Crucially, Agents can interact with external tools like CLIs and APIs as part of their reasoning. An Agent with access to a DeFi CLI can query rates, compare protocols, plan a transaction, simulate it and then execute, all within a single loop. If the simulation fails it can adjust its approach rather than just retrying or stopping.
The key difference is that an Agent’s behaviour is not fully specified in advance. It reasons its way to an action rather than executing a predetermined one.
Where the line gets blurry
In practice the boundary between bots and Agents is not always clean. A bot with enough conditional logic starts to look like a decision-maker. An Agent with a narrow enough prompt starts to look like a bot. Some systems combine both, using an AI Agent for high-level strategy and bots for the fast execution underneath.

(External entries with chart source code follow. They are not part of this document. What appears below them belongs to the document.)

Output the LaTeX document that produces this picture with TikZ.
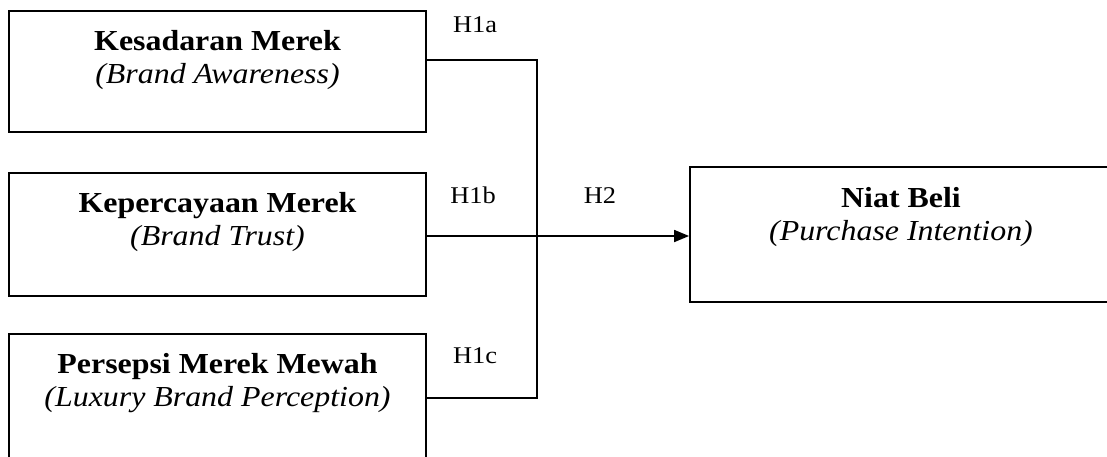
\documentclass[tikz,border=0pt]{standalone}
\usepackage{fontspec}
\setmainfont{Liberation Serif}[FakeStretch=1.1]
\usetikzlibrary{arrows.meta}
\begin{document}
\begin{tikzpicture}[x=1pt,y=-1pt,
  box/.style={draw=black,line width=1.8pt,rectangle,inner sep=0pt},
  boxtext/.style={anchor=north,align=center,inner sep=0pt,font=\fontsize{29}{33}\selectfont},
  hyp/.style={anchor=base,inner sep=0pt,font=\fontsize{24}{28}\selectfont},
  conn/.style={draw=black,line width=1.8pt},
  arr/.style={conn,-{Triangle[length=15pt,width=12pt]}}]
\useasboundingbox (0,0) rectangle (1107,456);
% boxes
\node[box,minimum width=417pt,minimum height=121pt] (b1) at (217.5,71.5) {};
\node[box,minimum width=417pt,minimum height=123pt] (b2) at (217.5,234.5) {};
\node[box,minimum width=417pt,minimum height=126pt] (b3) at (217.5,397) {};
\node[box,minimum width=422pt,minimum height=135pt] (b4) at (901,234.5) {};
% texts
\node[boxtext] (t1) at ([yshift=-20pt]b1.north) {\textbf{Kesadaran Merek}\\\textit{(Brand Awareness)}};
\node[boxtext] (t2) at ([yshift=-20pt]b2.north) {\textbf{Kepercayaan Merek}\\\textit{(Brand Trust)}};
\node[boxtext] (t3) at ([yshift=-20pt]b3.north) {\textbf{Persepsi Merek Mewah}\\\textit{(Luxury Brand Perception)}};
\node[boxtext] (t4) at ([yshift=-21pt]b4.north) {\textbf{Niat Beli}\\\textit{(Purchase Intention)}};
% junction
\coordinate (j) at (537,236);
\coordinate (e1) at ([yshift=11.5pt]b1.east);
\coordinate (e2) at ([yshift=-1.5pt]b2.east);
\coordinate (e3) at ([yshift=-1pt]b3.east);
\draw[conn] (e1) -| (j);
\draw[conn] (e3) -| (j);
\draw[arr] (e2) -- (e2 -| b4.west);
% labels
\node[hyp] (h1a) at (475,32) {H1a};
\node[hyp] (h1b) at (473,203) {H1b};
\node[hyp] (h2) at (600,203) {H2};
\node[hyp] (h1c) at (475,363) {H1c};
\end{tikzpicture}
\end{document}
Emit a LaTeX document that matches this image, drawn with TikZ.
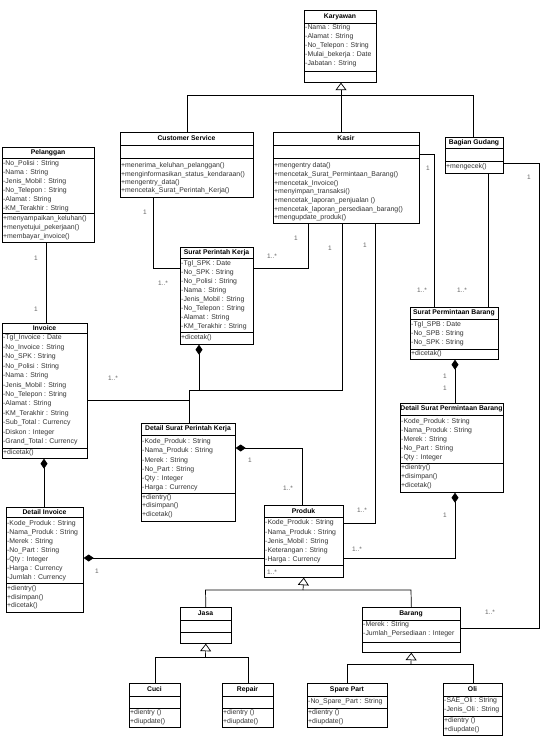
\documentclass[tikz,border=0pt]{standalone}
\usepackage{fontspec}
\setmainfont{Liberation Sans}
\usetikzlibrary{arrows.meta}
\tikzset{
  clsbox/.style={draw=black, line width=0.7pt, anchor=north west, inner sep=0pt, fill=white},
  sep/.style={draw=black, line width=0.7pt},
  ttl/.style={font=\fontsize{6.8}{7}\selectfont\bfseries, inner sep=0pt},
  rowtxt/.style={font=\fontsize{6.9}{7}\selectfont, text=black!80, anchor=west, inner sep=0pt},
  lab/.style={font=\fontsize{6.5}{7}\selectfont, text=black!60, inner sep=0pt},
  conn/.style={draw=black, line width=0.7pt},
  gen/.style={conn, -{Triangle[open, length=7.5pt, width=11pt, fill=white]}},
  comp/.style={conn, {Diamond[length=10pt, width=7pt, fill=black]}-},
}
\newcommand{\cls}[8]{%
  \node[clsbox, minimum width={(#4-#2)*1pt}, minimum height={(#5-#3)*1pt}] (#1) at (#2,#3) {};
  \draw[sep] (#2,#7) -- (#4,#7) (#2,#8) -- (#4,#8);
  \node[ttl] (#1-t) at ({(#2+#4)/2},{(#3+#7)/2}) {#6};
}
\newcommand{\rows}[5]{%
  \foreach \t [count=\i from 0] in {#5} \node[rowtxt] (#1-\i) at ({#2+1},{#3+\i*#4}) {\t};
}
\begin{document}
\begin{tikzpicture}[x=1pt, y=-1pt]
\fill[white] (0,0) rectangle (549,741);
\useasboundingbox (0,0) rectangle (549,741);

% Karyawan
\cls{kar}{304}{10}{376}{82}{Karyawan}{23}{71}
\rows{kara}{304}{28}{9}{-Nama : String, -Alamat : String, -No\_Telepon : String, -Mulai\_bekerja : Date, -Jabatan : String}

% Customer Service
\cls{cs}{120}{132}{253}{197}{Customer Service}{145}{158}
\rows{cso}{120}{166}{8.4}{+menerima\_keluhan\_pelanggan(), +menginformasikan\_status\_kendaraan(), +mengentry\_data(), +mencetak\_Surat\_Perintah\_Kerja()}

% Kasir
\cls{kas}{273}{132}{419}{223}{Kasir}{145}{158}
\rows{kaso}{273}{166}{8.67}{+mengentry data(), +mencetak\_Surat\_Permintaan\_Barang(), +mencetak\_Invoice(), +menyimpan\_transaksi(), +mencetak\_laporan\_penjualan (), +mencetak\_laporan\_persediaan\_barang(), +mengupdate\_produk()}

% Bagian Gudang
\cls{bg}{445}{137}{503}{173}{Bagian Gudang}{148}{161}
\rows{bgo}{445}{166.5}{9}{+mengecek()}

% Pelanggan
\cls{pel}{2}{147}{94}{242}{Pelanggan}{158.5}{213.5}
\rows{pela}{2}{163.5}{9}{-No\_Polisi : String, -Nama : String, -Jenis\_Mobil : String, -No\_Telepon : String, -Alamat : String, -KM\_Terakhir : String}
\rows{pelo}{2}{219}{9}{+menyampaikan\_keluhan(), +menyetujui\_pekerjaan(), +membayar\_invoice()}

% Surat Perintah Kerja
\cls{spk}{180}{247}{253}{344}{Surat Perintah Kerja}{258}{332}
\rows{spka}{180}{264}{9}{-Tgl\_SPK : Date, -No\_SPK : String, -No\_Polisi : String, -Nama : String, -Jenis\_Mobil : String, -No\_Telepon : String, -Alamat : String, -KM\_Terakhir : String}
\rows{spko}{180}{338}{9}{+dicetak()}

% Invoice
\cls{inv}{2}{323}{87}{458}{Invoice}{333}{448}
\rows{inva}{2}{338}{9.45}{-Tgl\_Invoice : Date, -No\_Invoice : String, -No\_SPK : String, -No\_Polisi : String, -Nama : String, -Jenis\_Mobil : String, -No\_Telepon : String, -Alamat : String, -KM\_Terakhir : String, -Sub\_Total : Currency, -Diskon : Integer, -Grand\_Total : Currency}
\rows{invo}{2}{453}{9}{+dicetak()}

% Surat Permintaan Barang
\cls{spb}{410}{307}{498}{359}{Surat Permintaan Barang}{319}{349}
\rows{spba}{410}{325}{9}{-Tgl\_SPB : Date, -No\_SPB : String, -No\_SPK : String}
\rows{spbo}{410}{354}{9}{+dicetak()}

% Detail Surat Permintaan Barang
\cls{dspb}{400}{403}{503}{492}{Detail Surat Permintaan Barang}{415}{463}
\rows{dspba}{400}{422}{9}{-Kode\_Produk : String, -Nama\_Produk : String, -Merek : String, -No\_Part : String, -Qty : Integer}
\rows{dspbo}{400}{468}{9}{+dientry(), +disimpan(), +dicetak()}

% Detail Surat Perintah Kerja
\cls{dspk}{141}{423}{235}{521}{Detail Surat Perintah Kerja}{435}{493}
\rows{dspka}{141}{442}{9.2}{-Kode\_Produk : String, -Nama\_Produk : String, -Merek : String, -No\_Part : String, -Qty : Integer, -Harga : Currency}
\rows{dspko}{141}{497.5}{8.5}{+dientry(), +disimpan(), +dicetak()}

% Detail Invoice
\cls{dinv}{6}{507}{83}{612}{Detail Invoice}{517}{583}
\rows{dinva}{6}{524}{9}{-Kode\_Produk : String, -Nama\_Produk : String, -Merek : String, -No\_Part : String, -Qty : Integer, -Harga : Currency, -Jumlah : Currency}
\rows{dinvo}{6}{589}{8.6}{+dientry(), +disimpan(), +dicetak()}

% Produk
\cls{prod}{264}{505}{343}{577}{Produk}{517}{565}
\rows{proda}{264}{523}{9.25}{-Kode\_Produk : String, -Nama\_Produk : String, -Jenis\_Mobil : String, -Keterangan : String, -Harga : Currency}

% Jasa
\cls{jasa}{180}{607}{231}{643}{Jasa}{620}{632}

% Barang
\cls{bar}{362}{607}{460}{652}{Barang}{620}{642}
\rows{bara}{362}{625}{9}{-Merek : String, -Jumlah\_Persediaan : Integer}

% Cuci
\cls{cuci}{129}{683}{180}{727}{Cuci}{696}{708}
\rows{cucio}{129}{713}{9}{+dientry (), +diupdate()}

% Repair
\cls{rep}{222}{683}{273}{727}{Repair}{696}{708}
\rows{repo}{222}{713}{9}{+dientry (), +diupdate()}

% Spare Part
\cls{sp}{307}{683}{387}{727}{Spare Part}{696}{708}
\rows{spa}{307}{701.5}{9}{-No\_Spare\_Part : String}
\rows{spo}{307}{713}{9}{+dientry (), +diupdate()}

% Oli
\cls{oli}{443}{683}{502}{735}{Oli}{696}{716}
\rows{olia}{443}{701}{9}{-SAE\_Oli : String, -Jenis\_Oli : String}
\rows{olio}{443}{721}{9}{+dientry (), +diupdate()}

% ---- generalizations ----
\coordinate (gk) at (341,95);
\draw[conn] (187,0 |- cs.north) -- (187,95) -- (473,95) -- (473,0 |- bg.north);
\draw[conn] (341,0 |- kas.north) -- (gk);
\draw[gen] (gk) -- (341,0 |- kar.south);

\coordinate (gp) at (303,590);
\draw[conn] (jasa.north) -- (205.5,590) -- (411,590) -- (bar.north);
\draw[gen] (gp) -- (prod.south);

\coordinate (gj) at (205.5,657);
\draw[conn] (155,0 |- cuci.north) -- (155,657) -- (248,657) -- (248,0 |- rep.north);
\draw[gen] (gj) -- (jasa.south);

\coordinate (gb) at (411,664);
\draw[conn] (347,0 |- sp.north) -- (347,664) -- (473,664) -- (473,0 |- oli.north);
\draw[gen] (gb) -- (bar.south);

% ---- associations ----
\draw[conn] (46,0 |- pel.south) -- (46,0 |- inv.north);
\draw[conn] (153,0 |- cs.south) -- (153,268) -- (spk.west |- 0,268);
\draw[conn] (308,0 |- kas.south) -- (308,268) -- (spk.east |- 0,268);
\draw[conn] (375,0 |- kas.south) -- (375,523) -- (prod.east |- 0,523);
\draw[conn] (kas.east |- 0,154) -- (434,154) -- (434,0 |- spb.north);
\draw[conn] (488,0 |- bg.south) -- (488,0 |- spb.north);
\draw[conn] (bg.east |- 0,163) -- (539,163) -- (539,628) -- (bar.east |- 0,628);
\draw[conn] (342,0 |- kas.south) -- (342,390) -- (189,390);
\draw[conn] (inv.east |- 0,400) -- (189,400);
\draw[comp] (199,0 |- spk.south) -- (199,390) -- (189,390) -- (189,0 |- dspk.north);
\draw[comp] (455,0 |- spb.south) -- (455,0 |- dspb.north);
\draw[comp] (455,0 |- dspb.south) -- (455,558) -- (prod.east |- 0,558);
\draw[comp] (dinv.east |- 0,558) -- (prod.west |- 0,558);
\draw[comp] (dspk.east |- 0,448) -- (302,448) -- (302,0 |- prod.north);
\draw[comp] (44,0 |- inv.south) -- (44,0 |- dinv.north);

% ---- multiplicities ----
\node[lab] (m1) at (36,258) {1};
\node[lab] (m2) at (36,309) {1};
\node[lab] (m3) at (145,212) {1};
\node[lab] (m4) at (163,283) {1..*};
\node[lab] (m5) at (272,256) {1..*};
\node[lab] (m6) at (296,238) {1};
\node[lab] (m7) at (330,248) {1};
\node[lab] (m8) at (365,245) {1};
\node[lab] (m9) at (113,378) {1..*};
\node[lab] (m10) at (250,460) {1};
\node[lab] (m11) at (288,488) {1..*};
\node[lab] (m12) at (428,168) {1};
\node[lab] (m13) at (422,290) {1..*};
\node[lab] (m14) at (462,290) {1..*};
\node[lab] (m15) at (529,177) {1};
\node[lab] (m16) at (445,376) {1};
\node[lab] (m17) at (445,388) {1};
\node[lab] (m18) at (445,515) {1};
\node[lab] (m19) at (362,510) {1..*};
\node[lab] (m20) at (357,549) {1..*};
\node[lab] (m21) at (97,571) {1};
\node[lab] (m22) at (272,572) {1..*};
\node[lab] (m23) at (490,612) {1..*};
\end{tikzpicture}
\end{document}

The useful distinction is about adaptability. If the environment changes in a way the developer didn’t anticipate, a bot breaks or does nothing. An Agent can reason about the new situation and try something different. That adaptability is what makes Agents interesting for DeFi, where conditions change constantly and the number of protocols, chains and strategies is too large for any single script to cover.

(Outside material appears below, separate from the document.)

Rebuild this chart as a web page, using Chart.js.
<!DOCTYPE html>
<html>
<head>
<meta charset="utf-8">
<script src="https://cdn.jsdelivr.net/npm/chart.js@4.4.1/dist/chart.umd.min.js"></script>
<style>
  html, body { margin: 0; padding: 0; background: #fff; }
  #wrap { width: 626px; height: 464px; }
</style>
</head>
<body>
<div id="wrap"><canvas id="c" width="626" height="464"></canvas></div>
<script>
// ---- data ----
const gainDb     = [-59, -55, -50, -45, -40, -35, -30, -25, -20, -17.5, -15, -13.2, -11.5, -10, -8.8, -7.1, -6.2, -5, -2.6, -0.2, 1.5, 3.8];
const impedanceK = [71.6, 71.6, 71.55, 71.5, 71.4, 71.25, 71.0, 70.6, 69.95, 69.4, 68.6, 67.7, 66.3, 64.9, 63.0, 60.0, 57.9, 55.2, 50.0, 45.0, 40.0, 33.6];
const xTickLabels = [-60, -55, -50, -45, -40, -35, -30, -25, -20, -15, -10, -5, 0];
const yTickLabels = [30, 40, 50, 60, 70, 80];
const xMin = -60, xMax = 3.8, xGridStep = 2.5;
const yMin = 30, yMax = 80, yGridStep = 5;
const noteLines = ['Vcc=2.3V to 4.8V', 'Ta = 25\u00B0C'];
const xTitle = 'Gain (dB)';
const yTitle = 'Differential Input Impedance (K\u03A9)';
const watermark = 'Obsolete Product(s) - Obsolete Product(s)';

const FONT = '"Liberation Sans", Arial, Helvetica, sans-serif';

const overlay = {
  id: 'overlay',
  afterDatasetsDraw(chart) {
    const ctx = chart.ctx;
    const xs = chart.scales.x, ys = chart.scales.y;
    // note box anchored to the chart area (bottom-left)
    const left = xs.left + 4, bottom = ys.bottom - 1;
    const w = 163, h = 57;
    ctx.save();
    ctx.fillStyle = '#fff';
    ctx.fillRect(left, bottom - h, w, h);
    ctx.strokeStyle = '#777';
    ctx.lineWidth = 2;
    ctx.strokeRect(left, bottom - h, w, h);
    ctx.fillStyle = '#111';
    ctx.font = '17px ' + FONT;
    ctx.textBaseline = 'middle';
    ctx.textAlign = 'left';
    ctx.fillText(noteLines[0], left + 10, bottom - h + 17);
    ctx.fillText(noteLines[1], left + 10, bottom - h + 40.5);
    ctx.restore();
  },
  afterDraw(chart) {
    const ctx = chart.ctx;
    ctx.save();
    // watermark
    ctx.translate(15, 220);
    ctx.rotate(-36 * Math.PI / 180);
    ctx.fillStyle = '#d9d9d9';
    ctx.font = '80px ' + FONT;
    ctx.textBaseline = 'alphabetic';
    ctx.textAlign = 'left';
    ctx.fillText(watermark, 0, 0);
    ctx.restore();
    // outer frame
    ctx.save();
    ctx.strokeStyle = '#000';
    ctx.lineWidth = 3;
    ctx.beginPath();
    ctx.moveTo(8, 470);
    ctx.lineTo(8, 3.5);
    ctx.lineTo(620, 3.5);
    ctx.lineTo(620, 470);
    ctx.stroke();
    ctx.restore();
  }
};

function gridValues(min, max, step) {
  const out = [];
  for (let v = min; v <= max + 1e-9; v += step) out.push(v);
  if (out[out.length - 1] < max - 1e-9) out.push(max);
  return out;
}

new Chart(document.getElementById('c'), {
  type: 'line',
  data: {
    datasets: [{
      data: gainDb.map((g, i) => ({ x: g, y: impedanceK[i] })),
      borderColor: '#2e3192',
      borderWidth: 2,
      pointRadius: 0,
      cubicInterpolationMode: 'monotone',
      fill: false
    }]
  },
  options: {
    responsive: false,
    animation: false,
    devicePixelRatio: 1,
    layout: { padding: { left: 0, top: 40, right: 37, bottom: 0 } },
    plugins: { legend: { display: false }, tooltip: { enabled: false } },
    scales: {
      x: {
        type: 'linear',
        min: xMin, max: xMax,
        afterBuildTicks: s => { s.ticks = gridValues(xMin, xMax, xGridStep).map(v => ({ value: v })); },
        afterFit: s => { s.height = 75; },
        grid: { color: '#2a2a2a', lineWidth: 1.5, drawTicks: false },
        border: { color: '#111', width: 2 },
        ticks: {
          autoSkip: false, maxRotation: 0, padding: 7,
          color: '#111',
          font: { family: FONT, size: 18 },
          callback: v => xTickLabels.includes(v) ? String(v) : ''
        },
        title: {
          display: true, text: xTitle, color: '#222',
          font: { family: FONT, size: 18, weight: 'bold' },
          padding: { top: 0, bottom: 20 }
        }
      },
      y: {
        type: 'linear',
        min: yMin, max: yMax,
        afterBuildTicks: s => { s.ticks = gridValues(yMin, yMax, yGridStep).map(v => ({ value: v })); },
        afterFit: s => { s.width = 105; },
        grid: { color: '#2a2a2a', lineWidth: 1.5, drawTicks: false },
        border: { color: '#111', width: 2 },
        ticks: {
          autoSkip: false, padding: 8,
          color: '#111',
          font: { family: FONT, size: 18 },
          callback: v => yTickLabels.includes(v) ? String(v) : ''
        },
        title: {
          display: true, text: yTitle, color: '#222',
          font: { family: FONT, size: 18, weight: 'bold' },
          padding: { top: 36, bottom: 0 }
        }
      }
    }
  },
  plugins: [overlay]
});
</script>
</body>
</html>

Why this matters for infrastructure
Bots and Agents have different infrastructure needs. Bots need speed, low latency and reliable mempool access. Agents need structured data, safe execution environments and the ability to simulate before committing funds.
Most blockchain infrastructure today was built for bots (and before that for humans). The tooling assumes either a person clicking buttons or a script that knows exactly what it wants to do. Agents sit in between. They need the programmatic access of a bot but with richer context, safer defaults and the ability to explore before acting.
This is why projects like defi-cli are building Agent-first interfaces with features like simulation flags, structured JSON output and separated plan-and-execute lifecycles. These aren’t things a traditional bot needs, but they’re essential for an Agent that’s reasoning its way through a transaction.
Quick comparison
DeFi bot: Executes predefined logic. Fast and deterministic. Breaks when conditions change unexpectedly. Narrow by design.
AI Agent: Reasons about what to do. Slower but more adaptable. Can handle novel situations. Uses tools like CLIs and APIs to interact with protocols.
Both: Operate autonomously on-chain. Don’t require a human in the loop for execution. Are already active across DeFi today.
The shift from bots to Agents is not a replacement. Bots will continue to handle the fast, deterministic tasks they’re good at. But the decision-making layer on top, the part that decides which strategy to run, which chain to use, which protocol to trust, is moving toward Agents. That’s where infrastructure needs to catch up.